Tenants who face eviction over unauthorized occupants don’t always lose. Several defenses come up regularly, and landlords should be aware of them before filing.

  • Improper notice: The most frequent defense. If the notice was delivered incorrectly, didn’t identify the right lease provision, or gave fewer days than the law requires, the court will likely dismiss the case without reaching the merits.
  • The person is a guest, not an occupant: The tenant argues the person hasn’t stayed long enough to cross the lease’s guest threshold. If the landlord’s documentation is thin, this defense can work.

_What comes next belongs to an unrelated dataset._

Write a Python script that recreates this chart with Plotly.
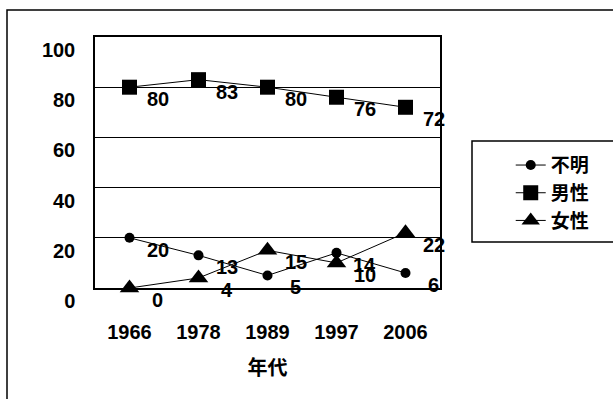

  • Discriminatory enforcement: The tenant claims the landlord enforces occupancy rules selectively — for example, only against families with children or tenants of a particular background. If the landlord has ignored similar violations in other units, this defense has teeth.
  • The occupancy limit itself is unreasonable: Under HUD’s guidance, an occupancy limit that falls below two people per bedroom may be challenged as discriminatory, especially if the unit’s size could comfortably accommodate more residents.
  • 1U.S. Department of Housing and Urban Development (HUD). Fair Housing Enforcement – Occupancy Standards Notice of Statement of Policy
  • The landlord accepted rent knowing about the occupant: In some jurisdictions, a landlord who knowingly accepts rent while aware of the unauthorized person may be found to have waived the right to enforce the occupancy clause, at least for that period.

None of these defenses are guaranteed winners, but any of them can delay or defeat an eviction if the landlord hasn’t been thorough. The strongest position for a landlord is one where the lease clearly defines occupancy limits, the notice was delivered properly with documented proof, and enforcement has been consistent across all tenants.